Chief Economist Chester Spatt to Leave SEC

The Securities and Exchange Commission announced Thursday that Chester Spatt, Chief Economist and Director of the Office of Economic Analysis (OEA), will leave the agency to return to academia at the end of July, according to an SEC press release.

Spatt will rejoin Carnegie Mellon University, where he serves as Mellon Bank Professor of Finance and Director of the Center for Financial Markets at the Tepper School of Business. His research and teaching there will focus upon economic issues related to securities regulation as well as asset allocation and taxes.

During his three years at the Commission, Spatt led the staff's economic analysis of key issues including implementation of options expensing through models and markets, mutual fund market timing and late trading, option grant and exercise backdating, executive compensation, Regulation SHO, shareholder voting, credit rating agencies and NRSROs, foreign private issuer deregistration and the economics of penalties and sanctions. In addition, he focused on fostering stronger ties between the SEC and the academic community, encouraging greater participation from academic experts in the rulemaking process.

Spatt has held academic positions at Carnegie Mellon since 1979, along with visiting professorships at Toulouse University, University of British Columbia and Princeton University.
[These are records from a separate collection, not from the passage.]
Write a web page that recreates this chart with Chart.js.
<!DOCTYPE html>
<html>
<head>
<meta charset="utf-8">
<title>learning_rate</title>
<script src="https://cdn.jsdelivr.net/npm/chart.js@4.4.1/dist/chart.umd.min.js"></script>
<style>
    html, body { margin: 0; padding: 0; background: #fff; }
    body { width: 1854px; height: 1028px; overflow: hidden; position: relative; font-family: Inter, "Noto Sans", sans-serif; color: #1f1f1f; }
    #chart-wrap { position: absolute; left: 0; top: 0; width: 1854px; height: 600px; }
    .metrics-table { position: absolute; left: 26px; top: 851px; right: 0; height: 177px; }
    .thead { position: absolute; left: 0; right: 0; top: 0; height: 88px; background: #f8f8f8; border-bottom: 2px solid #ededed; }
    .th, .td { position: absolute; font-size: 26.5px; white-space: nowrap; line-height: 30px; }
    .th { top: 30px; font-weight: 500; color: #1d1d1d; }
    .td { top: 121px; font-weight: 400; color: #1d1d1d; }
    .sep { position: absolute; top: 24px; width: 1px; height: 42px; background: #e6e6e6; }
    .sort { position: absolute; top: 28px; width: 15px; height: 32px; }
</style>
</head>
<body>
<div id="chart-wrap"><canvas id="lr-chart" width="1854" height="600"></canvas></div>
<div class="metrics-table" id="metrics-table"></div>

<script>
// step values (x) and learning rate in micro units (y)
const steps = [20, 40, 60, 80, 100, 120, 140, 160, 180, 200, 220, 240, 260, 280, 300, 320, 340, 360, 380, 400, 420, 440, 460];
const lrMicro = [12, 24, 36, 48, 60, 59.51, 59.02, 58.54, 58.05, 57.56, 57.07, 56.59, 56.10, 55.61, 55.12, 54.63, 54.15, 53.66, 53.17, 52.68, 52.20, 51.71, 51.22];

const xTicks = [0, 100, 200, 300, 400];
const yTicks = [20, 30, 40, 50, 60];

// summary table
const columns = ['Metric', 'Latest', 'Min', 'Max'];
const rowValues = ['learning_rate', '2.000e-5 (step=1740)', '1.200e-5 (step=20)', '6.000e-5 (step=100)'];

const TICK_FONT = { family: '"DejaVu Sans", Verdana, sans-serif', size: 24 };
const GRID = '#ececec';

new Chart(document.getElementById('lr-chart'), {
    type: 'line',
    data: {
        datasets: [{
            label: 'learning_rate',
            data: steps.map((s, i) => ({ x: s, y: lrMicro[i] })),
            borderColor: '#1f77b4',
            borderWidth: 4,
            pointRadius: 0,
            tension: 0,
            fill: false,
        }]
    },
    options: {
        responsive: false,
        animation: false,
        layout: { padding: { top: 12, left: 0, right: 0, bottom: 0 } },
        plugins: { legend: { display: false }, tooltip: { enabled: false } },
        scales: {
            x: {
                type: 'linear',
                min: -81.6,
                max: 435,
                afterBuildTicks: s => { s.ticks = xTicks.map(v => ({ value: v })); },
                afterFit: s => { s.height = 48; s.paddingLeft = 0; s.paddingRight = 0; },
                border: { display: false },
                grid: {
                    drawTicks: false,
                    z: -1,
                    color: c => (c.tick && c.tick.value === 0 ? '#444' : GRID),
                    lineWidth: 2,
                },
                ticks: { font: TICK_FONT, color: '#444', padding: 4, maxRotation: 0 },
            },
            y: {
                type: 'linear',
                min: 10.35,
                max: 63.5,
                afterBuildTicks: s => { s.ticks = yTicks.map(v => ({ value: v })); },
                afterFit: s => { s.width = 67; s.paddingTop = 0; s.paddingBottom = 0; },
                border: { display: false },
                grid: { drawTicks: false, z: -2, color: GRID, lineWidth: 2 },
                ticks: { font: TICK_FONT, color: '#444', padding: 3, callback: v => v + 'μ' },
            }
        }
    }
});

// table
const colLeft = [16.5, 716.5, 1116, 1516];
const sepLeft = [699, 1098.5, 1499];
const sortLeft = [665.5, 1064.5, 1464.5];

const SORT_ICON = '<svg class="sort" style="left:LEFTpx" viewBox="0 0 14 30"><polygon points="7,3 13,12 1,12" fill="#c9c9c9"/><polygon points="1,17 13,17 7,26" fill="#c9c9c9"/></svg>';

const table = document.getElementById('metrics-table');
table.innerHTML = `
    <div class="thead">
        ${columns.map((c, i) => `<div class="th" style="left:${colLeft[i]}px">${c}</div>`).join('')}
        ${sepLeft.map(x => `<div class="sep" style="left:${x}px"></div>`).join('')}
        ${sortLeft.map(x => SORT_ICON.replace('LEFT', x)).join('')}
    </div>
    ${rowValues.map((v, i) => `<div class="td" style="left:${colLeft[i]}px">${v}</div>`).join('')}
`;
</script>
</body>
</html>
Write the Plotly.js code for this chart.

He was one of the founders of the Review of Financial Studies, considered among the leading journals in financial economics, and served as its second Executive Editor. He also is a Past President of both the Western Finance Association and the Society for Financial Studies. He received his Ph.D. and Master's degree in Economics from the University of Pennsylvania, and his Bachelor's degree in Economics from Princeton University.